Properties that have lingered on the market for more than a few months tend to see price reductions, and the bank grows more flexible over time. The cost of holding an empty property — taxes, hazard insurance, lawn maintenance, vandalism risk, potential code violations — adds up quickly. A clean offer at a modest discount often beats a higher hypothetical price six months from now.

How Banks Set REO Prices

Banks don’t price REO properties emotionally. They commission either a broker price opinion or a formal appraisal to establish the property’s current market value, factoring in recent comparable sales and the home’s physical condition. From there, the bank runs an internal analysis comparing the net proceeds of an immediate sale against the projected costs of continued ownership.

This calculation is your leverage. If you can show the bank that accepting your offer today produces a better net recovery than waiting, you’ve built a compelling case. The bank’s daily holding costs — property taxes, insurance, utilities, basic upkeep — accumulate whether or not the property sells. A sale at a 10% discount that closes in 30 days can easily net the bank more than holding out for full asking price over another six months.

Putting Together an REO Offer That Gets Accepted

The strongest offers on REO properties aren’t just low numbers — they’re low numbers backed by evidence. A comparative market analysis showing what similar homes in the immediate area have sold for recently gives the bank’s asset manager something concrete to justify accepting your price to their internal review committee. If the property needs significant repairs, an inspection report or contractor’s estimate showing the actual cost of those repairs makes your discount request look reasonable rather than opportunistic.

Proof of financing is non-negotiable. Include a mortgage pre-approval letter or proof of cash funds with your offer. Banks have no interest in entertaining offers from buyers who might not close. An earnest money deposit — commonly 1% to 2% of the purchase price — signals you’re serious. For institutional sellers, a buyer who can close quickly and reliably is worth more than a buyer offering a slightly higher price with shaky financing.

Banks also build per diem penalties into their REO purchase contracts. If you miss the closing deadline, you may owe a daily fee to compensate the bank for the additional carrying costs. This isn’t a scare tactic — it’s standard practice in REO transactions, and it means your financing and inspection timeline need to be locked down before you submit.

REO Properties Are Sold As-Is

Banks almost universally sell REO properties in as-is condition. They won’t make repairs, and in many states they’re exempt from the standard property condition disclosures that a typical homeowner would have to provide. The bank never lived in the house and has no firsthand knowledge of its condition — so even where disclosure laws technically apply, there’s often nothing meaningful to disclose beyond what’s visible.

That exemption from disclosure rules doesn’t extend to outright fraud. Banks still can’t conceal known defects. But the practical reality is that you’re buying with less information than a normal transaction, which makes your own inspection critical. Most REO contracts allow an inspection period, and you should use every day of it. The inspection findings are also your best negotiating tool — documented repair costs give you a factual basis for requesting a price reduction or a closing cost credit.
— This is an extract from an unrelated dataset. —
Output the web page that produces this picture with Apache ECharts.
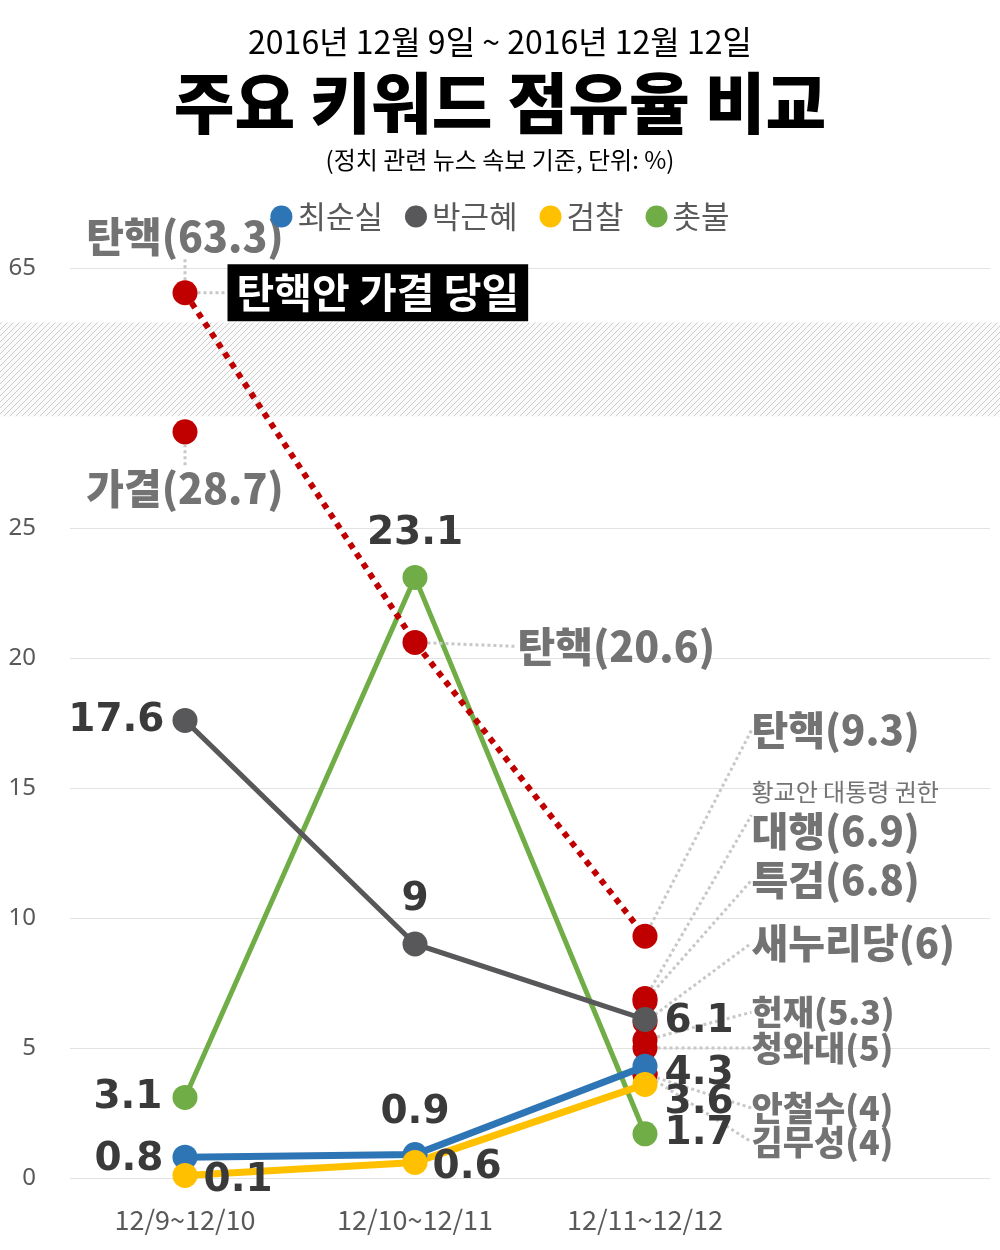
<!DOCTYPE html>
<html>
<head>
<meta charset="utf-8">
<script src="https://cdn.jsdelivr.net/npm/echarts@6/dist/echarts.min.js"></script>
<style>
html,body{margin:0;padding:0;background:#fff;}
#chart{width:1000px;height:1250px;}
</style>
</head>
<body>
<div id="chart"></div>
<script>
// ---------------- DATA ----------------
const categories = ['12/9~12/10', '12/10~12/11', '12/11~12/12'];
const choiValues = [0.8, 0.9, 4.3];          // 최순실
const parkValues = [17.6, 9, 6.1];           // 박근혜
const prosecutionValues = [0.1, 0.6, 3.6];   // 검찰
const candleValues = [3.1, 23.1, 1.7];       // 촛불
const impeachValues = [63.3, 20.6, 9.3];     // 탄핵
const keywordNames = ['가결', '황교안 대통령 권한대행', '특검', '새누리당', '헌재', '청와대', '안철수', '김무성'];
const keywordDay = [0, 2, 2, 2, 2, 2, 2, 2];
const keywordValues = [28.7, 6.9, 6.8, 6, 5.3, 5, 4, 4];
const yTickValues = [0, 5, 10, 15, 20, 25, 65];
const annotationText = '탄핵안 가결 당일';

// ---------------- LAYOUT / STYLE ----------------
const FONT_KR = '"Noto Sans CJK KR", "Noto Sans", sans-serif';
const FONT_NUM = '"DejaVu Sans", "Liberation Sans", sans-serif';
const GRAY_LABEL = '#737373';
const LEADER = { show: true, lineStyle: { color: '#c8c8c8', width: 3, type: [3, 3] } };

// broken axis: values above the break are compressed near the top
function ty(v) { return v > 30 ? 35 - (65 - v) * 0.56 : v; }
const tickPositions = yTickValues.map(ty);

// [position, distance, offsetY]
const valueLabelLayout = {
  '최순실': [['left', 9, 3], ['top', 10, 0], ['right', 7, 8]],
  '박근혜': [['left', 8, 0], ['top', 12, 0], ['right', 7, 2]],
  '검찰': [['right', 6, 5], ['right', 5, 5], ['right', 7, 18]],
  '촛불': [['left', 10, 0], ['top', 12, 0], ['right', 7, 0]]
};
const impeachLabelLayout = [
  { pos: 'top', dist: 21, dx: 0, dy: 0, size: 41 },
  { pos: 'right', dist: 90, dx: 0, dy: 4, size: 41 },
  { pos: 'right', dist: 0, dx: 94, dy: -206, size: 40 }
];
const keywordLabelLayout = [
  { pos: 'bottom', dist: 22, dx: 0, dy: 0, size: 41 },
  { pos: 'right', dist: 0, dx: 94, dy: -185, size: 40, splitAt: 10 },
  { pos: 'right', dist: 0, dx: 94, dy: -121, size: 40 },
  { pos: 'right', dist: 0, dx: 94, dy: -79, size: 40 },
  { pos: 'right', dist: 0, dx: 94, dy: -28, size: 34 },
  { pos: 'right', dist: 0, dx: 94, dy: 0, size: 34 },
  { pos: 'right', dist: 0, dx: 94, dy: 34, size: 34 },
  { pos: 'right', dist: 0, dx: 94, dy: 68, size: 34 }
];

function grayLabel(text, value, lay) {
  const rich = {
    b: { fontFamily: FONT_KR, fontWeight: 900, fontSize: lay.size, lineHeight: lay.size + 4, color: GRAY_LABEL },
    s: { fontFamily: FONT_KR, fontWeight: 'normal', fontSize: 24, lineHeight: 34, color: GRAY_LABEL }
  };
  let str;
  if (lay.splitAt) {
    str = '{s|' + text.slice(0, lay.splitAt) + '}\n{b|' + text.slice(lay.splitAt) + '(' + value + ')}';
  } else {
    str = '{b|' + text + '(' + value + ')}';
  }
  return {
    show: true, position: lay.pos, distance: lay.dist, offset: [lay.dx, lay.dy],
    align: lay.pos === 'right' ? 'left' : 'center',
    formatter: () => str, rich: rich
  };
}

function valueSeries(name, values, color, width) {
  const lay = valueLabelLayout[name];
  return {
    name: name, type: 'line', symbol: 'circle', symbolSize: 25,
    lineStyle: { color: color, width: width }, itemStyle: { color: color },
    data: values.map((v, i) => ({
      value: ty(v),
      label: { position: lay[i][0], distance: lay[i][1], offset: [0, lay[i][2]] }
    })),
    label: {
      show: true, formatter: p => String(values[p.dataIndex]),
      fontFamily: FONT_NUM, fontWeight: 'bold', fontSize: 39, color: '#3a3a3a'
    }
  };
}

const chart = echarts.init(document.getElementById('chart'), null, { renderer: 'canvas' });

const option = {
  animation: false,
  backgroundColor: '#fff',
  textStyle: { fontFamily: FONT_KR },
  title: [
    { text: '2016년 12월 9일 ~ 2016년 12월 12일', left: 'center', top: 19,
      textStyle: { fontFamily: FONT_KR, fontSize: 32, fontWeight: 'normal', color: '#000', lineHeight: 36 } },
    { text: '주요 키워드 점유율 비교', left: 'center', top: 63,
      textStyle: { fontFamily: FONT_KR, fontSize: 66, fontWeight: 900, color: '#000', lineHeight: 70 } },
    { text: '(정치 관련 뉴스 속보 기준, 단위: %)', left: 'center', top: 141,
      textStyle: { fontFamily: FONT_KR, fontSize: 24, fontWeight: 'normal', color: '#000', lineHeight: 28 } }
  ],
  legend: {
    data: ['최순실', '박근혜', '검찰', '촛불'],
    left: 'center', top: 196, icon: 'circle', itemWidth: 22, itemHeight: 22, itemGap: 22,
    textStyle: { fontFamily: FONT_KR, fontSize: 31, color: '#595959' }
  },
  grid: { left: 70, right: 10, top: 268, bottom: 72 },
  xAxis: {
    type: 'category', data: categories.concat(['']), boundaryGap: true,
    axisLine: { show: false }, axisTick: { show: false }, splitLine: { show: false },
    axisLabel: { fontFamily: FONT_KR, fontSize: 27, color: '#595959', margin: 28 }
  },
  yAxis: {
    type: 'value', min: 0, max: 35, interval: 5,
    axisLine: { show: false }, axisTick: { show: false },
    splitLine: { lineStyle: { color: '#e2e2e2', width: 1 } },
    axisLabel: {
      fontFamily: '"Noto Sans", sans-serif', fontSize: 24, color: '#595959', margin: 34,
      formatter: v => { const i = tickPositions.indexOf(v); return i >= 0 ? String(yTickValues[i]) : ''; }
    }
  },
  series: [
    valueSeries('촛불', candleValues, '#70ad47', 5),
    {
      name: 'annotation', type: 'scatter', symbol: 'circle', symbolSize: 25,
      itemStyle: { color: 'rgba(0,0,0,0)', opacity: 1 },
      data: [{ value: [0, ty(impeachValues[0])] }],
      label: {
        show: true, position: 'right', distance: 30, formatter: () => annotationText,
        backgroundColor: '#000', color: '#fff', padding: [6, 9, 6, 9],
        fontFamily: FONT_KR, fontWeight: 'bold', fontSize: 41, lineHeight: 45
      },
      labelLine: LEADER
    },
    {
      name: '탄핵', type: 'line', symbol: 'circle', symbolSize: 25,
      lineStyle: { color: '#c00000', width: 6, type: [6, 6] }, itemStyle: { color: '#c00000' },
      data: impeachValues.map((v, i) => ({
        value: ty(v),
        label: grayLabel('탄핵', v, impeachLabelLayout[i]),
        labelLine: LEADER
      }))
    },
    {
      name: '키워드', type: 'scatter', symbol: 'circle', symbolSize: 25,
      itemStyle: { color: '#c00000', opacity: 1 },
      data: keywordValues.map((v, i) => ({
        value: [keywordDay[i], ty(v)],
        label: grayLabel(keywordNames[i], v, keywordLabelLayout[i]),
        labelLine: LEADER
      }))
    },
    valueSeries('박근혜', parkValues, '#58585a', 5),
    valueSeries('최순실', choiValues, '#2e75b6', 7),
    valueSeries('검찰', prosecutionValues, '#ffc000', 7)
  ]
};

chart.setOption(option);

// hatched band marking the axis break
const pc = document.createElement('canvas');
pc.width = 6; pc.height = 6;
const g = pc.getContext('2d');
g.fillStyle = '#fafafa'; g.fillRect(0, 0, 6, 6);
g.strokeStyle = '#cdcdcd'; g.lineWidth = 1;
g.beginPath();
g.moveTo(0, 6); g.lineTo(6, 0);
g.moveTo(-1, 1); g.lineTo(1, -1);
g.moveTo(5, 7); g.lineTo(7, 5);
g.stroke();

const bandTop = chart.convertToPixel({ yAxisIndex: 0 }, 32.9);
const bandBottom = chart.convertToPixel({ yAxisIndex: 0 }, 29.3);
chart.setOption({
  graphic: [{
    type: 'rect', silent: true, z: 1,
    shape: { x: 0, y: bandTop, width: chart.getWidth(), height: bandBottom - bandTop },
    style: { fill: { image: pc, repeat: 'repeat' } }
  }]
});
</script>
</body>
</html>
Tax Consequences When Mortgage Debt Is Forgiven

If you’re buying through a short sale, the seller should understand the tax implications of forgiven debt — and as the buyer, understanding these dynamics helps you anticipate delays and complications. When a lender forgives part of a mortgage, the IRS generally treats the forgiven amount as taxable income to the borrower. The lender reports it on Form 1099-C, and the borrower must include it as ordinary income on their tax return unless an exclusion applies.2Internal Revenue Service. Publication 4681 (2025), Canceled Debts, Foreclosures, Repossessions, and Abandonments

For years, homeowners could exclude up to $750,000 of forgiven mortgage debt on a primary residence from their income under the qualified principal residence indebtedness exclusion. That provision expired on December 31, 2025. For any debt discharged in 2026 or later — unless the discharge agreement was entered into and evidenced in writing before January 1, 2026 — the exclusion no longer applies.3Office of the Law Revision Counsel. 26 U.S. Code 108 – Income From Discharge of Indebtedness This is a significant change that makes short sales more painful for sellers and potentially harder to close.
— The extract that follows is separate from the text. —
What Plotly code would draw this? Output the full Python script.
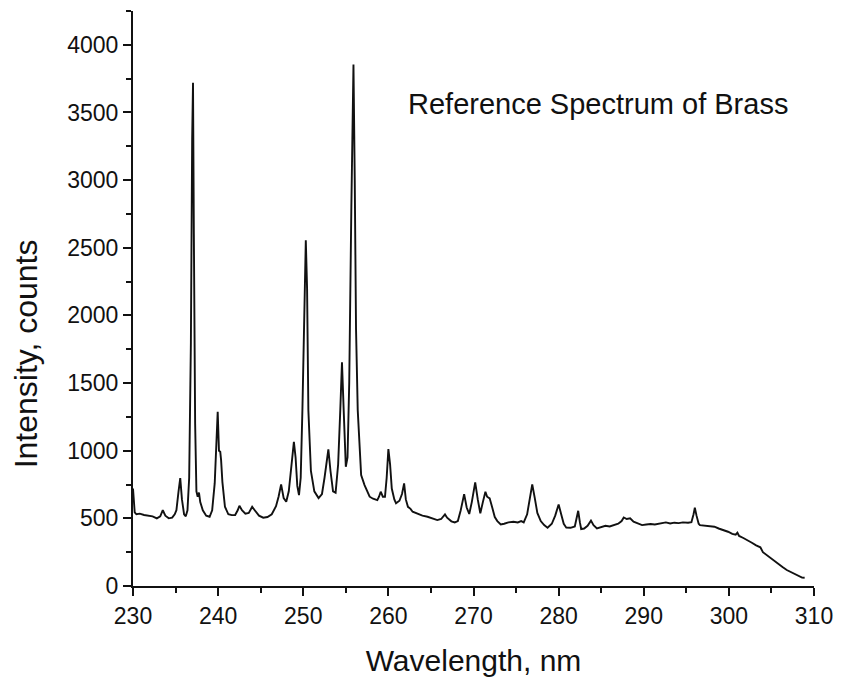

The insolvency exclusion remains available and has no expiration date. If the borrower’s total debts exceeded the fair market value of all their assets immediately before the cancellation, they can exclude the forgiven amount up to the extent of their insolvency. Claiming this requires filing Form 982 with the borrower’s tax return.2Internal Revenue Service. Publication 4681 (2025), Canceled Debts, Foreclosures, Repossessions, and Abandonments Borrowers who are underwater on their mortgage and have few other assets may qualify, but the calculation includes everything — retirement accounts, personal property, and other debts — so the math isn’t always straightforward.

The treatment also depends on whether the loan is recourse or nonrecourse. With a nonrecourse loan, the lender can only take the property — the entire unpaid balance is treated as part of the sale price for tax purposes, and there’s generally no separate cancellation-of-debt income. With a recourse loan, any forgiven amount beyond the property’s fair market value can create taxable income. Whether a mortgage is recourse or nonrecourse depends on state law.

Fraud Penalties in Foreclosure Transactions

Foreclosure purchases involving federally related mortgage loans carry serious fraud exposure. Making false statements on loan applications, purchase agreements, or transaction affidavits connected to any FDIC-insured institution, federal credit union, or federally related mortgage loan can result in fines up to $1,000,000 or up to 30 years in prison.4United States Code. 18 USC 1014 – Loan and Credit Applications Generally; Renewals and Discounts; Crop Insurance

In practice, this statute most commonly applies to buyers who misrepresent their relationship with the distressed homeowner. Many REO and short sale transactions require an arm’s-length affidavit confirming the buyer has no personal, family, or business connection to the seller. Falsifying that relationship — say, having a friend buy the home at a discount so you can buy it back from them later — is exactly the kind of scheme this law targets. The penalties are steep enough that this isn’t a corner worth cutting.